L’ancien pope Élie Izmailov s’occupe quotidiennement de la gestion du patrimoine de l’église afin de rouvrir l’église, bien que l’église ne fonctionne pas réellement pour le moment. Mais il travaille, en fait, directement à la maison, où il vit, il célèbre les baptêmes, chante, et se promène constamment dans les jardins et également dans les villages voisins. Tout cela, malgré qu’Izmailov ne soit pas le pope du village de Khormaly. Izmailov s’occupe d’organiser de femmes, comme par exemple, la femme d’un membre du komsomol, Vasilieva Kouzma ; elle a secrètement fait baptiser un petit enfant à l’insu de son mari, dans la maison d’Izmailov. On doit admettre comme tout à fait caractéristique le cas du discours bien préparé de certaines femmes à l’Assemblée générale des citoyens le 31 mai de cette année dans la soirée, où la question de l’existence du Christ fut posée. Le rapporteur était de Tcheboksar. Intervenant après le rapport, elles ont franchement demandé la réouverture de l’église, je le dis d’après ce qu’en on dit des citoyens présents, je n’y ai pas participé moi-même».
Dans la déposition d’un autre faux-témoin, on lit ceci : «Quels faits d’activité anti-soviétique et contre-révolutionnaire subversive connaissez-vous dans le chef du pope Izmaïlov Élie?» «En 1932, le pope Izmaïlov a été banni pour activités anti-soviétiques, contre-révolutionnaires et subversives;il ne revint qu’au début 1936. A son retour de détention, il n’interrompit pas ses activités anti-soviétiques ; il les menait même ouvertement. Izmaïlov Élie n’est pas recensé en qualité de prêtre de Khormaly, et son nom ne figure pas dans les listes comptables, mais malgré cela, il célèbre les offices et d’autres rites ecclésiastiques, et tout cela, il ne le fait pas à l’église, mais dans les maisons de particuliers. Souvent, il est appelé dans les villages des environs. Il profite de sa situation de vagabond pour mener de l’agitation anti-soviétique au sein de la population. Il essaie par tous les moyens de s’opposer à toutes les mesures prises, en organisant des gens isolés, mais aussi des kolkhoziens, afin qu’ils se prononcent de manière systématique pour l’ouverture de l’église. Un fait particulier peut en être la preuve. Maintenant je ne me souviens plus exactement de la date, mais en été, cette année, une réunion de citoyens a eu lieu, où a été abordé le thème antireligieux. Dans un souci d’opposition, ce pope Izmailov, a préparé, avec ses fonds, l’intervention de femmes, et d’autres, lors de la réunion pour plaider en faveur de l’ouverture de l’église, et lors de la réunion, en réalité, ils ont crié en chœur, ne laissant même pas terminer le rapport. En outre, le pope Izmailov, par l’intermédiaire de proches, diffuse toutes sortes de rumeurs calomnieuses contre-révolutionnaires sur les fermes collectives et sur les autorités soviétiques».

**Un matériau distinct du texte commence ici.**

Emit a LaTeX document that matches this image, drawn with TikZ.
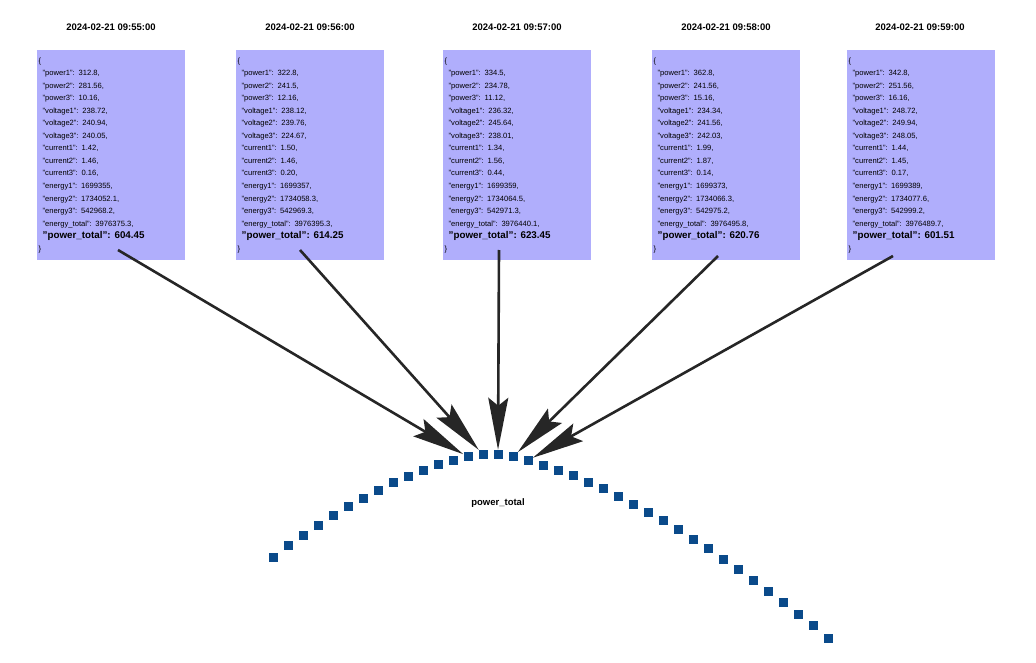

Le Père Élie ne reconnut pas être coupable des accusations portées contre lui. Le 7 septembre, le prêtre fut inculpé en vertu de l’article 58 du paragraphe 10, et le 8 septembre, la troïka du NKVD de la République socialiste soviétique tchouvache le condamna le prêtre à être fusillé.
Le prêtre Élie Izmailov a été fusillé dans la nuit du 17 septembre 1937 dans le sous-sol d’un des bâtiments du NKVD de la ville d’Alatyr et enterré dans une fosse commune dans la cour d’un bâtiment du NKVD. Cette nuit-là, au total, 34 personnes furent fusillées, dont le prêtre Joseph Koudriavtsev et l’«archevêque» rénovationiste Timothée (Zaïkov).
Traduit du russe
Saint Père Élie, prie Dieu pour nous!